Add to the gut punch or warm hug of well-chosen words, the tools of the sentence, the paragraph, and the twists and turns of chapters. The sentence structure bone is connected to the breath bone. The breath bone is connected to the autonomic nervous system bone. A reader is on a journey and they might be inflamed by the fight or flight, or feed and breed impulses. Am I on the same wavelength as a reader. My critique group offered two opinions on my latest offering, which has a foray away from plot and causality into setting and detail:
…they saw Abu’s ten-foot continuous stream of fire, and behind it the ranks and files of metals, salts, and solutions lining the walls, the copper alembics, the cooking baths and quenching baths standing on the floor, the benches with glass beakers, shiny milling machines, and sieves and screens.
For me that’s purplish prose, and provoked a “You’re losing me here” response, and conversely, “If a reader has made it this far, they’re along for the ride, and would like to see more.”
I favor a reader who is intellectually curious: “What were the Tudors about?” “How does this melange stuff work?” “What is a three-body problem.” A reader might not be interested in plot as they are in the world in general. When I read Mark Haddon’s The Curious Incident of the Dog in the Night Time’s his depiction of someone on the autism spectrum interests me as much as the plot. I never thought I’d be interested in how it feels to be someone coming of age in German-occupied Netherlands, but The Diary of Anne Frank put me on a wavelength of empathy and love with a girl I’d never know.
One of my favorite writers about writing, George Saunders devotes a section of his Substack to reader questions. One particular post on his blog Story Hour keeps coming back to me, because it gets to the very heart of consideration of a reader’s very heart. Readers react differently to the stimuli of the story. But Saunders addresses a universal question when he quotes Dr. Seuss: “Why am I telling you this?’
It’s the stubbornest of questions: how much am I there to assist a reader’s journey, how much am I leading, or how much is the reader following? One ideal would be a liturgical approach, peaking with a kind of communion. Or a yoga session. We all work together on poses affecting similar muscle groups. I’ve been to Grateful Dead concerts, where aided by music, dance, and mind-bending drugs, this communal spirit blurred the line between band and audience. Poetry and prose might look calmer, but can still steal a reader’s face.
At the beginning of A Christmas Carol. Dickens, like a good con man, asks for reader buy in with the very first words, words to the effect of “believe me. I’m the author. I’m your guide. Follow me for a good time.”
Marley was dead: to begin with. There is no doubt whatever about that. The register of his burial was signed by the clergyman, the clerk, the undertaker, and the chief mourner. Scrooge signed it. And Scrooge’s name was good upon ‘Change, for anything he chose to put his hand to.

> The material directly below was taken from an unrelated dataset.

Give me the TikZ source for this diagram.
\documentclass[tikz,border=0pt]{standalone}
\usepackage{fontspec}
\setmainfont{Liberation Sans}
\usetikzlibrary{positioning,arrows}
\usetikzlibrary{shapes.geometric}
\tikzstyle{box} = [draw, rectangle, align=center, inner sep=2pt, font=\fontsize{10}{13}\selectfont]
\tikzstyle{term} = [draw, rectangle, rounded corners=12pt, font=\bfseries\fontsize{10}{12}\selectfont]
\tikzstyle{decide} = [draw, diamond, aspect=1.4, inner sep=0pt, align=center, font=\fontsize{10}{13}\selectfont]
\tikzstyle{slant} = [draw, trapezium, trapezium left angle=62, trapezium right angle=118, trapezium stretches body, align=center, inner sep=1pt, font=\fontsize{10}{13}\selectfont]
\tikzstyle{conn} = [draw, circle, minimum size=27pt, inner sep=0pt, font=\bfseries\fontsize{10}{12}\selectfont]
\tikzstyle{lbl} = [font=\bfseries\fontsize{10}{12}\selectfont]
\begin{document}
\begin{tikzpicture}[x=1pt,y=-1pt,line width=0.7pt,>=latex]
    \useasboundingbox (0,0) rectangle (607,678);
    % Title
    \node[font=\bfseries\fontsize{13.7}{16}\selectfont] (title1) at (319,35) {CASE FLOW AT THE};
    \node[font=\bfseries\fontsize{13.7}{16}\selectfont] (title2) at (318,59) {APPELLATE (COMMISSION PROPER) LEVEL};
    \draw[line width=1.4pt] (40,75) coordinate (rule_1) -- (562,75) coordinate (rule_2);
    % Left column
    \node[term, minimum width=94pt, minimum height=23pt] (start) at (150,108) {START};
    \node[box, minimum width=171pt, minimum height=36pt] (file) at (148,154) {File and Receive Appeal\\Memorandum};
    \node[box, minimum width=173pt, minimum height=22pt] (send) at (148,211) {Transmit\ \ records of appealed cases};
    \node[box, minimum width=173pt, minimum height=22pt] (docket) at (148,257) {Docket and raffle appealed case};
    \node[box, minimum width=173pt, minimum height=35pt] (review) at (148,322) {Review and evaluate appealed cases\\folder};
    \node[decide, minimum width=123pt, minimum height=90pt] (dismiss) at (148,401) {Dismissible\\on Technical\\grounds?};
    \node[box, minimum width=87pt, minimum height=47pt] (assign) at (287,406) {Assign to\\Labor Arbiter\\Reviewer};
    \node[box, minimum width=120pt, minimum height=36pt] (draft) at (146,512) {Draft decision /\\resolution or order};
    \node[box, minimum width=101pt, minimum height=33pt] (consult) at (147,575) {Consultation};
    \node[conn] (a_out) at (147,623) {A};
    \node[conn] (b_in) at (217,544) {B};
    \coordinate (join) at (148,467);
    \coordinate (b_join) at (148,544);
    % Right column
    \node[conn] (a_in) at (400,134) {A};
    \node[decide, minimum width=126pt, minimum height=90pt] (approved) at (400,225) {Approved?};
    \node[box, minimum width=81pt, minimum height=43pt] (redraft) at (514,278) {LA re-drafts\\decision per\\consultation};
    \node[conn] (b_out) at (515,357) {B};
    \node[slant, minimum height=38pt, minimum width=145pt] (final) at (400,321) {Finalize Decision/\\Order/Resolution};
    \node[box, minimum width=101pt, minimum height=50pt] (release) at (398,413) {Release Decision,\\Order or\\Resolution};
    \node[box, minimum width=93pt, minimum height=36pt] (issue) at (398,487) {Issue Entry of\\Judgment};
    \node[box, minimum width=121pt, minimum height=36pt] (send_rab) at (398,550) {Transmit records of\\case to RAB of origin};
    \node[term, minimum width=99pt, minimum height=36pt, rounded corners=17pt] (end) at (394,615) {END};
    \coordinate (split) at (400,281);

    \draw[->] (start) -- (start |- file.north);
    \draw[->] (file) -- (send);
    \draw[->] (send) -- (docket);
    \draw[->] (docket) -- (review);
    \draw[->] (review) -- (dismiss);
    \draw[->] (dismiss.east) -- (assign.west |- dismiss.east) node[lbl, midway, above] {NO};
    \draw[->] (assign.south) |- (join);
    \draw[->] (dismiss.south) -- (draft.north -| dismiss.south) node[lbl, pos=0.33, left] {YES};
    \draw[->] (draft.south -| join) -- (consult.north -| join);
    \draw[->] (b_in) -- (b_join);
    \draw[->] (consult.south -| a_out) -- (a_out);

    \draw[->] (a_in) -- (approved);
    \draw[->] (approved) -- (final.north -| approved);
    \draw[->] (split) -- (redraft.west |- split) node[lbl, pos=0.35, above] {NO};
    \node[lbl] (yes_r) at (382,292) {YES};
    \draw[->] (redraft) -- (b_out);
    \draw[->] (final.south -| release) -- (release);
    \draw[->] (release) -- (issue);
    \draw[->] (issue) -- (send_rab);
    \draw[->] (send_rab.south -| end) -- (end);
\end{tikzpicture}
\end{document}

Old Marley was as dead as a door-nail.
But then a reader has to believe, or pretend to believe, that Marley is a ghost. It becomes a reader’s creed, and once you get someone to believe the unbelievable you have opened the gates for a reader’s journey.
Or a reader could be the recipient of a more open-ended invitation as in Mary Oliver’s “The Poet Goes to Indiana.”

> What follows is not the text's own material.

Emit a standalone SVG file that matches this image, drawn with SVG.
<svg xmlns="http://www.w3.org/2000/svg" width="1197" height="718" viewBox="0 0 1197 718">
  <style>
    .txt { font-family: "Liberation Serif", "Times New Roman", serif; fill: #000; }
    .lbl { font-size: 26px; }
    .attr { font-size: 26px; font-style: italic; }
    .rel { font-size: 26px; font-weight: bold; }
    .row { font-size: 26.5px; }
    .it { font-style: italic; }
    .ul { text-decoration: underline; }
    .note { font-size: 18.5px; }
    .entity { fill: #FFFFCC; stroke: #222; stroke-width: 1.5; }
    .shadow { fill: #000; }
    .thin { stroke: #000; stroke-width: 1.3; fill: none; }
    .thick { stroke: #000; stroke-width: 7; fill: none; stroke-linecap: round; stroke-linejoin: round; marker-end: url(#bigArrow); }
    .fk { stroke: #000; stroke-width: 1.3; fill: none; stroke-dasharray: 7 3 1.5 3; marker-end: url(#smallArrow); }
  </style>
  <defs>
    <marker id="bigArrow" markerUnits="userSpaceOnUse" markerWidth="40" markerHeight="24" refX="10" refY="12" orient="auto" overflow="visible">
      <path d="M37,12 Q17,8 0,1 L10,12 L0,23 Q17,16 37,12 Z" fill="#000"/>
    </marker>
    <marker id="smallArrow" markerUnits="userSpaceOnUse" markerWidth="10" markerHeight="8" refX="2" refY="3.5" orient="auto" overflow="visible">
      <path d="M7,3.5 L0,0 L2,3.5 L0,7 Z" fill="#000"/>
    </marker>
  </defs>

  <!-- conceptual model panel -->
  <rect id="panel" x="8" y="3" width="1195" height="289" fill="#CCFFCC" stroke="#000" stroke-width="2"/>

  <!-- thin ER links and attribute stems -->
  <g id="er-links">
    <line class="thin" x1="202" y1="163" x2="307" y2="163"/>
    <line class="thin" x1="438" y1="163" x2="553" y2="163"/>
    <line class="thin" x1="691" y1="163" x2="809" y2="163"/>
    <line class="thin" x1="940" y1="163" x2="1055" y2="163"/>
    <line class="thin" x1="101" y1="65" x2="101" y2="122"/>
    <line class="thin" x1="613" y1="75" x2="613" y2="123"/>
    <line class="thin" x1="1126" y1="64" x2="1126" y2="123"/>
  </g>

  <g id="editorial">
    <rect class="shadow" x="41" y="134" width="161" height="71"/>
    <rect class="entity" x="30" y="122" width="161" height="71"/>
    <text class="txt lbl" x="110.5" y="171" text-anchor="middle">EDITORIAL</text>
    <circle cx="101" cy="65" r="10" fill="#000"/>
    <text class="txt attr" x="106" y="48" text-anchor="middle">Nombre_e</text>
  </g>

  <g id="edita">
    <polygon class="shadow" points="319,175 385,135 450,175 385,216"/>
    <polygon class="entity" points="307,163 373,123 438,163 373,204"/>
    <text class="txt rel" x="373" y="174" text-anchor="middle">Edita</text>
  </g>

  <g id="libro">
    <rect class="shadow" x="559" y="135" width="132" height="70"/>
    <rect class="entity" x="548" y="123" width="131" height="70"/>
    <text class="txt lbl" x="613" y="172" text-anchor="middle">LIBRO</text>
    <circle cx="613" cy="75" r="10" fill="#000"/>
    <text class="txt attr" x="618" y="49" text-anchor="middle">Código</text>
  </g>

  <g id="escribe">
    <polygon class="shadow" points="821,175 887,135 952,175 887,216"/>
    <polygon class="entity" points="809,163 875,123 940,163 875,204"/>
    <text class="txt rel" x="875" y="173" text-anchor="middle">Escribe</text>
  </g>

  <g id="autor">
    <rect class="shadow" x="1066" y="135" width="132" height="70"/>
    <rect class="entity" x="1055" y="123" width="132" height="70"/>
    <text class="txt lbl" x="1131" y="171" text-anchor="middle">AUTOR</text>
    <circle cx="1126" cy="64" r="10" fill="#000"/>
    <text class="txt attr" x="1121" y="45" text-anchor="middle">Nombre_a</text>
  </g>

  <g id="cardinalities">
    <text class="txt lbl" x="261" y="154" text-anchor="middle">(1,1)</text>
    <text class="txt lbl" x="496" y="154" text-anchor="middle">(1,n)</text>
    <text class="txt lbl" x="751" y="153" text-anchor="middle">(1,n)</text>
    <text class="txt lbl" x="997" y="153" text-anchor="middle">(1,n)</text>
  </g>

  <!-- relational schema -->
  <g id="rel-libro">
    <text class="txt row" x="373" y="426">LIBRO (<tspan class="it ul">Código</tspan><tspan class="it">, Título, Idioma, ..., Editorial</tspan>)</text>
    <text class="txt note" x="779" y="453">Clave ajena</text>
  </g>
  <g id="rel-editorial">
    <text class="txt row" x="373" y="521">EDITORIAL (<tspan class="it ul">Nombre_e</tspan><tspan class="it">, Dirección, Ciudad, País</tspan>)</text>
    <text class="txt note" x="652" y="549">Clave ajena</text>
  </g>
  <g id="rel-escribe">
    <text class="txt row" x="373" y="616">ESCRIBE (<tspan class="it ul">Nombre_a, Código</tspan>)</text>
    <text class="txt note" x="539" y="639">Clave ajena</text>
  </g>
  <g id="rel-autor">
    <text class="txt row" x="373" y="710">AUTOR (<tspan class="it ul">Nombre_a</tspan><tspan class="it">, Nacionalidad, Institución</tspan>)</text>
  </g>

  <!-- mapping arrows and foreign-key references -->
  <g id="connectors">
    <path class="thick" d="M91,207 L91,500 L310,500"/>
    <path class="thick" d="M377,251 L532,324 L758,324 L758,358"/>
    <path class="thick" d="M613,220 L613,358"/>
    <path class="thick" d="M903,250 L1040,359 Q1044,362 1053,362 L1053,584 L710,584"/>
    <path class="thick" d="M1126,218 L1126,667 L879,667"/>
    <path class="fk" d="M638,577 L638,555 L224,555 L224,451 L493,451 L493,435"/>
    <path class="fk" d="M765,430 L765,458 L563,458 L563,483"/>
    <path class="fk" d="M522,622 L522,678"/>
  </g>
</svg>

I’ll tell you a half-dozen things
that happened to me
in Indiana
when I went that far west to teach.
You tell me if it was worth it.
If you find yourselves baffled by a reader, take heart. You are, to paraphrase Prague poet Willie Watson, doing the same work Charles Dickens and Mary Oliver did. Perhaps just follow a grandmother’s advice for most recipes: Make it with lots of love.



Beautifully said, Mark. I'm thinking of the ways in which a writer is simultaneously a loving reader of their own work. As Muriel Spark has her novelist protagonist Fleur Talbot reflect in Loitering with Intent: “[My novel] took up the sweetest part of my mind and the rarest part of my imagination; it was like being in love and better. All day long when I was busy [...], I had my unfinished novel personified almost as a secret companion and accomplice following me like a shadow wherever I went, whatever I did.”